**Raw data:**
⁂

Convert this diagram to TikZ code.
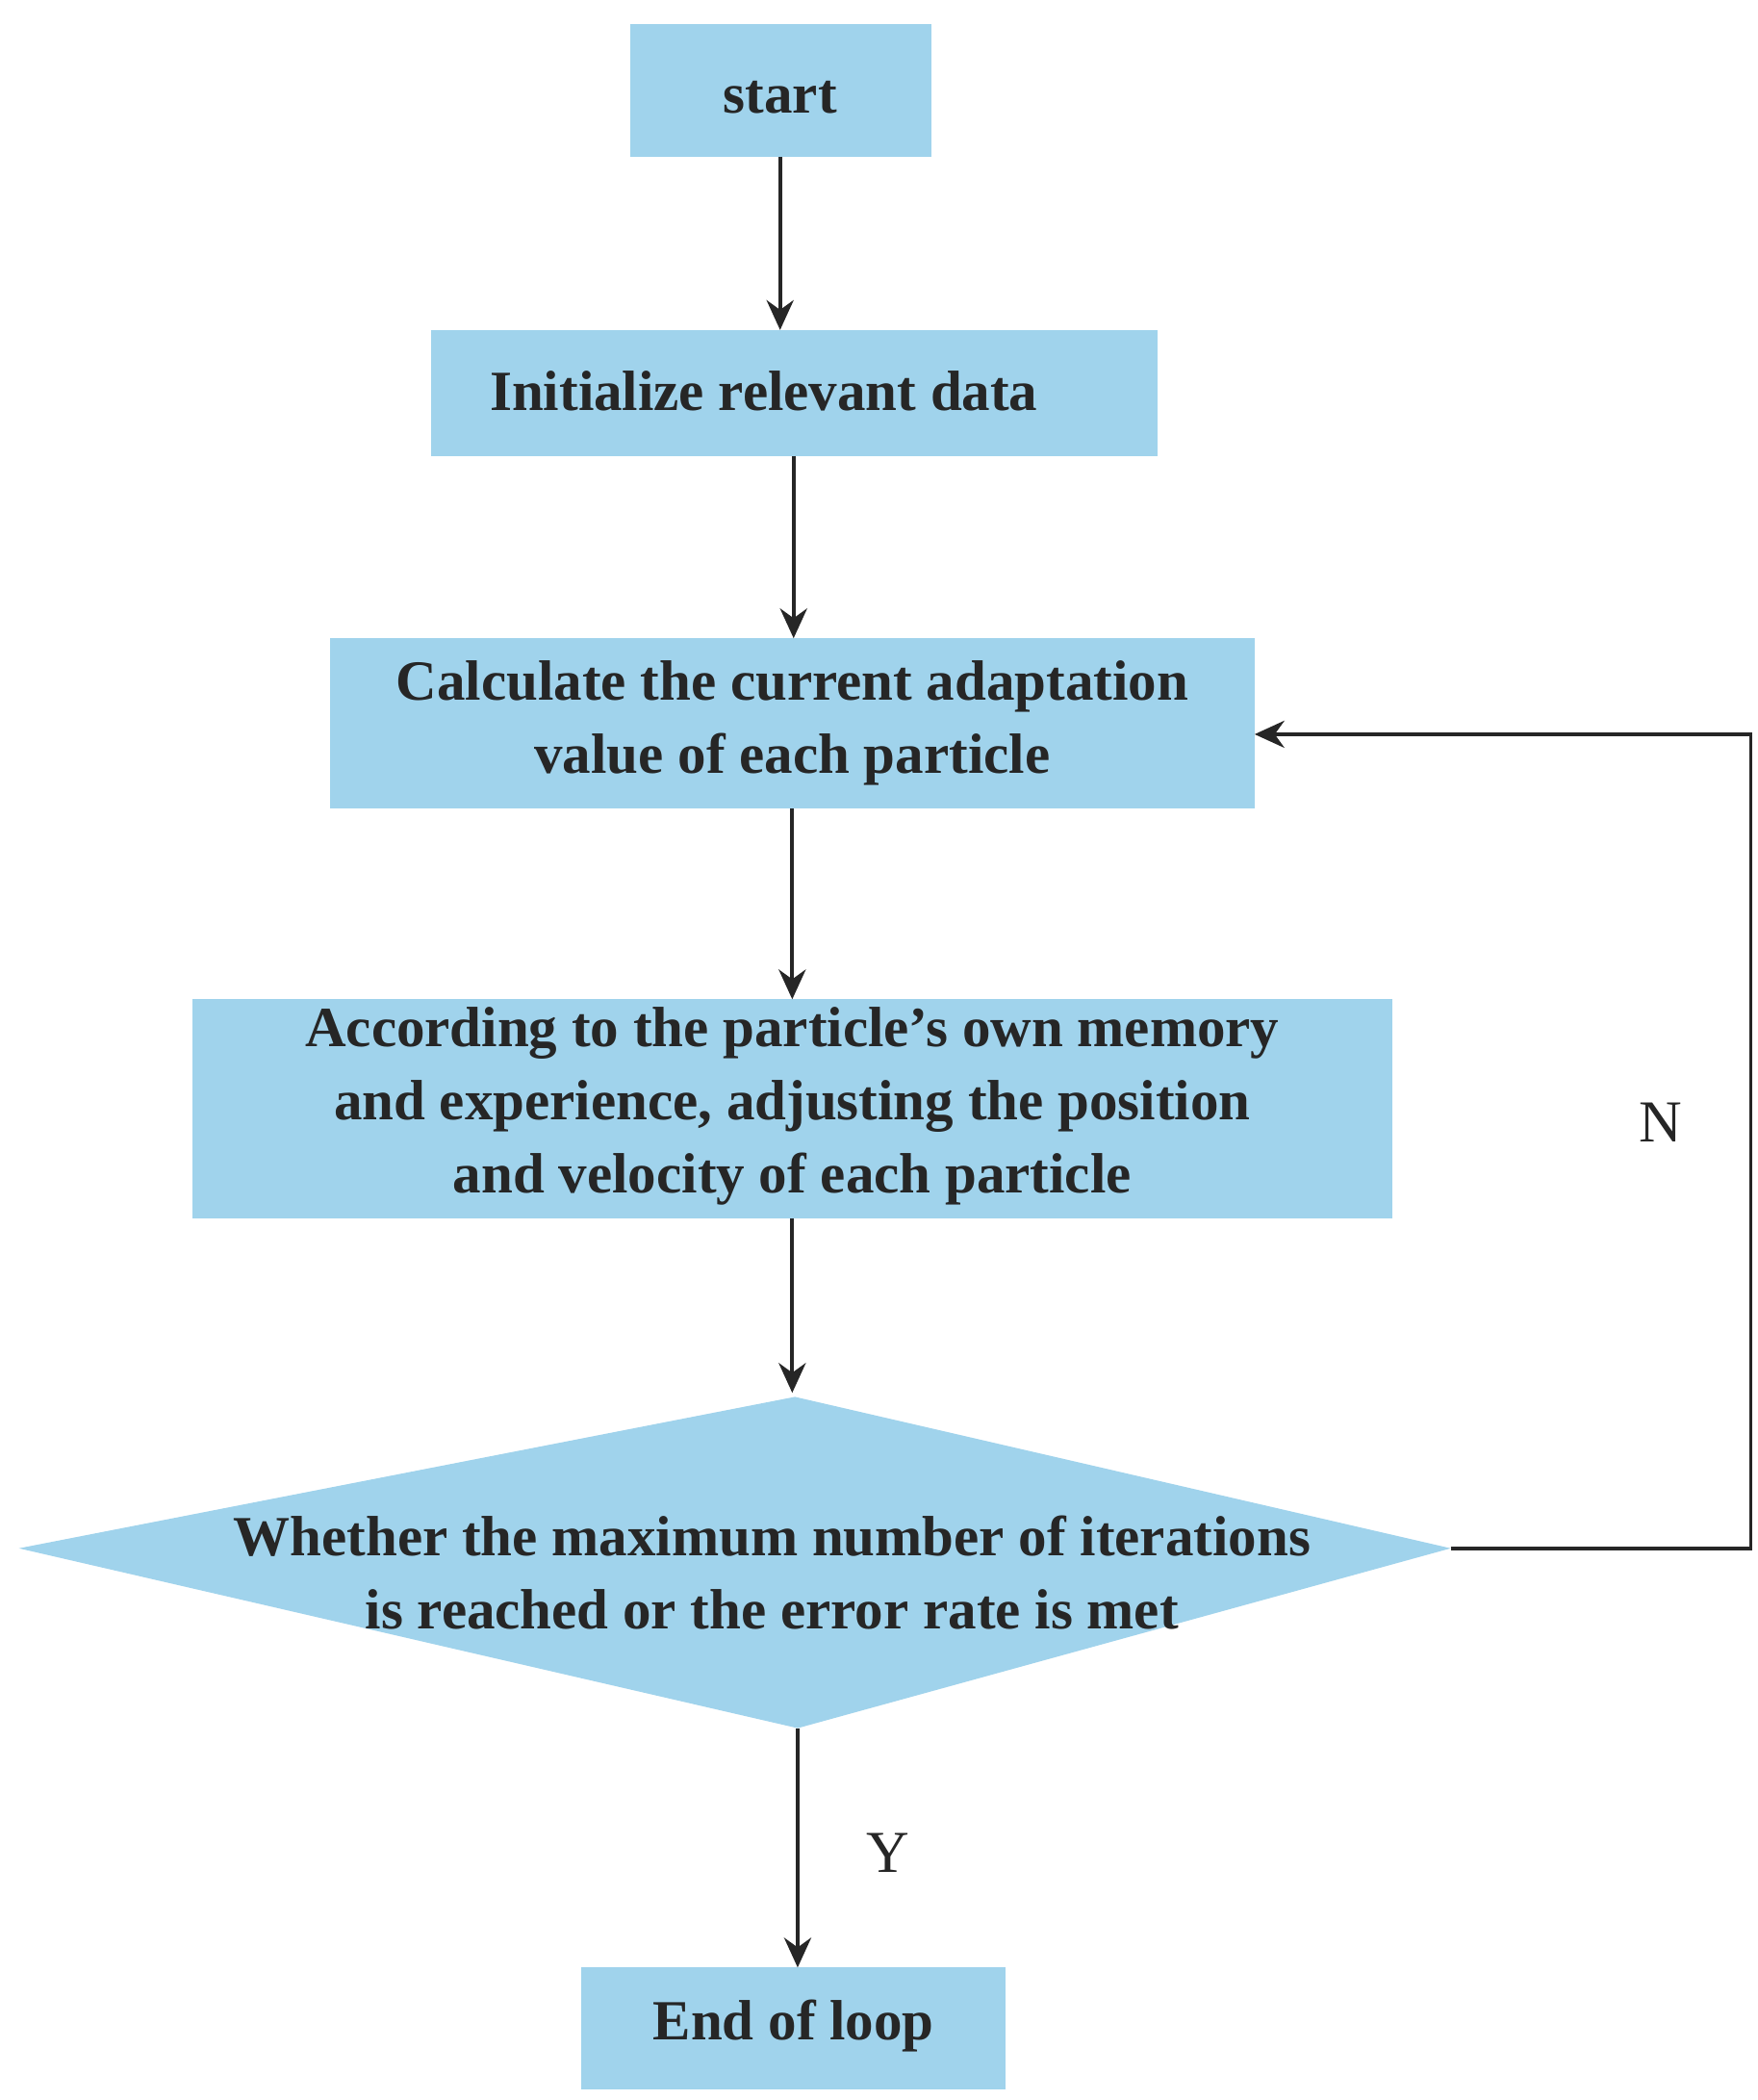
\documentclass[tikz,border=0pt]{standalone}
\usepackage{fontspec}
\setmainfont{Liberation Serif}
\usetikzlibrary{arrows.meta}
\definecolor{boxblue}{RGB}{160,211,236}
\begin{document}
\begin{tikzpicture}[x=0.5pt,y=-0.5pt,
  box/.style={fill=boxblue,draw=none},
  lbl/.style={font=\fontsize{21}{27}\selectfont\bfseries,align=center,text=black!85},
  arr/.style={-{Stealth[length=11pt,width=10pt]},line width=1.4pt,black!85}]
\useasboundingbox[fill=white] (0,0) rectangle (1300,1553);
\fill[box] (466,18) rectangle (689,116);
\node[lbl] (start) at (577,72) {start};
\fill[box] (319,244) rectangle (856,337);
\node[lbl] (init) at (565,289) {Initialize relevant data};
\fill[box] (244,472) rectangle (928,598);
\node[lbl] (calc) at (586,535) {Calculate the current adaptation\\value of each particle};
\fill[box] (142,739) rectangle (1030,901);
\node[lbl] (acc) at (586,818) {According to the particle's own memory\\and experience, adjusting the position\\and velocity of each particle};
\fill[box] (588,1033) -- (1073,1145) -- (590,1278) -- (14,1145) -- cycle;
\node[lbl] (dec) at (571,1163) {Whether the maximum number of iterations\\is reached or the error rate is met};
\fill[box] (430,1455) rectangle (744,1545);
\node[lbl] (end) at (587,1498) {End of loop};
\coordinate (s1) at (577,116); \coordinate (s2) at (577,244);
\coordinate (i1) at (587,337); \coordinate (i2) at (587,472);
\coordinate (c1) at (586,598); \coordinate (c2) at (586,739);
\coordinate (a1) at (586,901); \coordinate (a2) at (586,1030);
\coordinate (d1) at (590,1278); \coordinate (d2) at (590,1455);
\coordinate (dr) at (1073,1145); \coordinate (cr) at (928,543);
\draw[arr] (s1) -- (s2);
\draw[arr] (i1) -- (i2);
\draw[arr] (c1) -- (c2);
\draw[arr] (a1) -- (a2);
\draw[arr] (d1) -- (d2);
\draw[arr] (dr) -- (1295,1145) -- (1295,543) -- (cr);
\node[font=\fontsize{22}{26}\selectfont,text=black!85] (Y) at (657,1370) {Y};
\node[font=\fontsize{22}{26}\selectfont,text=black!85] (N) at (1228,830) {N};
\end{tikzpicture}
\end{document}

⁂

**Problem:** Copy all the lines of data exactly as they appear, dropping any images.

**Worked solution:**
Convert this diagram to TikZ code.
\documentclass[tikz,border=0pt]{standalone}
\usepackage{fontspec}
\setmainfont{Liberation Serif}
\usetikzlibrary{arrows.meta}
\definecolor{boxblue}{RGB}{160,211,236}
\begin{document}
\begin{tikzpicture}[x=0.5pt,y=-0.5pt,
  box/.style={fill=boxblue,draw=none},
  lbl/.style={font=\fontsize{21}{27}\selectfont\bfseries,align=center,text=black!85},
  arr/.style={-{Stealth[length=11pt,width=10pt]},line width=1.4pt,black!85}]
\useasboundingbox[fill=white] (0,0) rectangle (1300,1553);
\fill[box] (466,18) rectangle (689,116);
\node[lbl] (start) at (577,72) {start};
\fill[box] (319,244) rectangle (856,337);
\node[lbl] (init) at (565,289) {Initialize relevant data};
\fill[box] (244,472) rectangle (928,598);
\node[lbl] (calc) at (586,535) {Calculate the current adaptation\\value of each particle};
\fill[box] (142,739) rectangle (1030,901);
\node[lbl] (acc) at (586,818) {According to the particle's own memory\\and experience, adjusting the position\\and velocity of each particle};
\fill[box] (588,1033) -- (1073,1145) -- (590,1278) -- (14,1145) -- cycle;
\node[lbl] (dec) at (571,1163) {Whether the maximum number of iterations\\is reached or the error rate is met};
\fill[box] (430,1455) rectangle (744,1545);
\node[lbl] (end) at (587,1498) {End of loop};
\coordinate (s1) at (577,116); \coordinate (s2) at (577,244);
\coordinate (i1) at (587,337); \coordinate (i2) at (587,472);
\coordinate (c1) at (586,598); \coordinate (c2) at (586,739);
\coordinate (a1) at (586,901); \coordinate (a2) at (586,1030);
\coordinate (d1) at (590,1278); \coordinate (d2) at (590,1455);
\coordinate (dr) at (1073,1145); \coordinate (cr) at (928,543);
\draw[arr] (s1) -- (s2);
\draw[arr] (i1) -- (i2);
\draw[arr] (c1) -- (c2);
\draw[arr] (a1) -- (a2);
\draw[arr] (d1) -- (d2);
\draw[arr] (dr) -- (1295,1145) -- (1295,543) -- (cr);
\node[font=\fontsize{22}{26}\selectfont,text=black!85] (Y) at (657,1370) {Y};
\node[font=\fontsize{22}{26}\selectfont,text=black!85] (N) at (1228,830) {N};
\end{tikzpicture}
\end{document}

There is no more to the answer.